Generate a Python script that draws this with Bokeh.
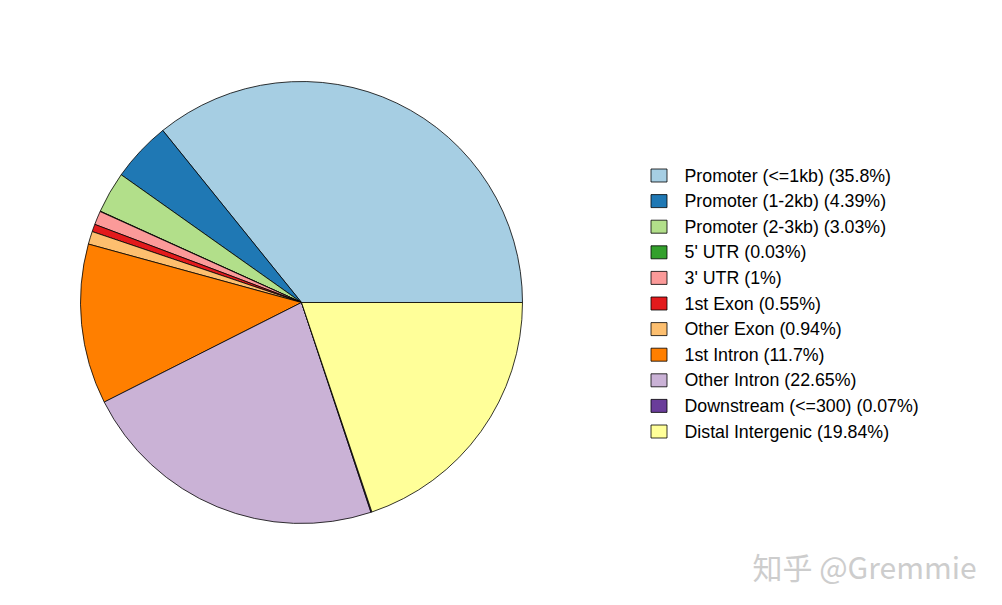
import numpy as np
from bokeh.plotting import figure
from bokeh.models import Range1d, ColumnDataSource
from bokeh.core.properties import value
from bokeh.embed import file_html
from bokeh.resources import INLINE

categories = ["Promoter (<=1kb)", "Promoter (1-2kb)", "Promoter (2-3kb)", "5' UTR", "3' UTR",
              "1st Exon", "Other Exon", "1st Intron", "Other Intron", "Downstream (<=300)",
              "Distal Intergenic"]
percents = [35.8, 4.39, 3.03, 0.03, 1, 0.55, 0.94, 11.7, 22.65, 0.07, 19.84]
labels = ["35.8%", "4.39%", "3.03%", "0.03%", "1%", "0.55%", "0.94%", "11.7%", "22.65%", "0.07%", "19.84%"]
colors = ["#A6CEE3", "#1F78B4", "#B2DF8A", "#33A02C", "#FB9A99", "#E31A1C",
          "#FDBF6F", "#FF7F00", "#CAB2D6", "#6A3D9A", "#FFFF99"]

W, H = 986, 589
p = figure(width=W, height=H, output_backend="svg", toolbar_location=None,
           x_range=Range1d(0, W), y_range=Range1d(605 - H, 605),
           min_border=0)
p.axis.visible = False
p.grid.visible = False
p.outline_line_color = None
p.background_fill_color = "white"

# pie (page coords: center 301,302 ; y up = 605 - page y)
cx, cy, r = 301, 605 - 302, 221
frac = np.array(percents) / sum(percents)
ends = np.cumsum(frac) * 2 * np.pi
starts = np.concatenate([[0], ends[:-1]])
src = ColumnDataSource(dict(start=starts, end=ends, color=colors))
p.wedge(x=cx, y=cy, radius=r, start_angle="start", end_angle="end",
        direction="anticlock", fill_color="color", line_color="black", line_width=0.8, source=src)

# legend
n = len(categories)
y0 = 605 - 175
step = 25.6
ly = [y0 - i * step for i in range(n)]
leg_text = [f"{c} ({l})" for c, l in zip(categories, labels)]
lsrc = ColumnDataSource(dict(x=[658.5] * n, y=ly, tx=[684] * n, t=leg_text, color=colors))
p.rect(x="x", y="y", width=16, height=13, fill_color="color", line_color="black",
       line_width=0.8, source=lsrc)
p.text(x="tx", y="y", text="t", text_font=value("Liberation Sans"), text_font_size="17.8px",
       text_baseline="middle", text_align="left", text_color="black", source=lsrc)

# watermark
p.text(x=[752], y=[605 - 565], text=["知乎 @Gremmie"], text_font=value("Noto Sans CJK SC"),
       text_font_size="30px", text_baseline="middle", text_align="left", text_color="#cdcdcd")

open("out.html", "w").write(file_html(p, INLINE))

━━━━━━━━

Task directions: Return the listing above word for word, with the pictures removed.

Answer to this exercise:
Generate a Python script that draws this with Bokeh.
import numpy as np
from bokeh.plotting import figure
from bokeh.models import Range1d, ColumnDataSource
from bokeh.core.properties import value
from bokeh.embed import file_html
from bokeh.resources import INLINE

categories = ["Promoter (<=1kb)", "Promoter (1-2kb)", "Promoter (2-3kb)", "5' UTR", "3' UTR",
              "1st Exon", "Other Exon", "1st Intron", "Other Intron", "Downstream (<=300)",
              "Distal Intergenic"]
percents = [35.8, 4.39, 3.03, 0.03, 1, 0.55, 0.94, 11.7, 22.65, 0.07, 19.84]
labels = ["35.8%", "4.39%", "3.03%", "0.03%", "1%", "0.55%", "0.94%", "11.7%", "22.65%", "0.07%", "19.84%"]
colors = ["#A6CEE3", "#1F78B4", "#B2DF8A", "#33A02C", "#FB9A99", "#E31A1C",
          "#FDBF6F", "#FF7F00", "#CAB2D6", "#6A3D9A", "#FFFF99"]

W, H = 986, 589
p = figure(width=W, height=H, output_backend="svg", toolbar_location=None,
           x_range=Range1d(0, W), y_range=Range1d(605 - H, 605),
           min_border=0)
p.axis.visible = False
p.grid.visible = False
p.outline_line_color = None
p.background_fill_color = "white"

# pie (page coords: center 301,302 ; y up = 605 - page y)
cx, cy, r = 301, 605 - 302, 221
frac = np.array(percents) / sum(percents)
ends = np.cumsum(frac) * 2 * np.pi
starts = np.concatenate([[0], ends[:-1]])
src = ColumnDataSource(dict(start=starts, end=ends, color=colors))
p.wedge(x=cx, y=cy, radius=r, start_angle="start", end_angle="end",
        direction="anticlock", fill_color="color", line_color="black", line_width=0.8, source=src)

# legend
n = len(categories)
y0 = 605 - 175
step = 25.6
ly = [y0 - i * step for i in range(n)]
leg_text = [f"{c} ({l})" for c, l in zip(categories, labels)]
lsrc = ColumnDataSource(dict(x=[658.5] * n, y=ly, tx=[684] * n, t=leg_text, color=colors))
p.rect(x="x", y="y", width=16, height=13, fill_color="color", line_color="black",
       line_width=0.8, source=lsrc)
p.text(x="tx", y="y", text="t", text_font=value("Liberation Sans"), text_font_size="17.8px",
       text_baseline="middle", text_align="left", text_color="black", source=lsrc)

# watermark
p.text(x=[752], y=[605 - 565], text=["知乎 @Gremmie"], text_font=value("Noto Sans CJK SC"),
       text_font_size="30px", text_baseline="middle", text_align="left", text_color="#cdcdcd")

open("out.html", "w").write(file_html(p, INLINE))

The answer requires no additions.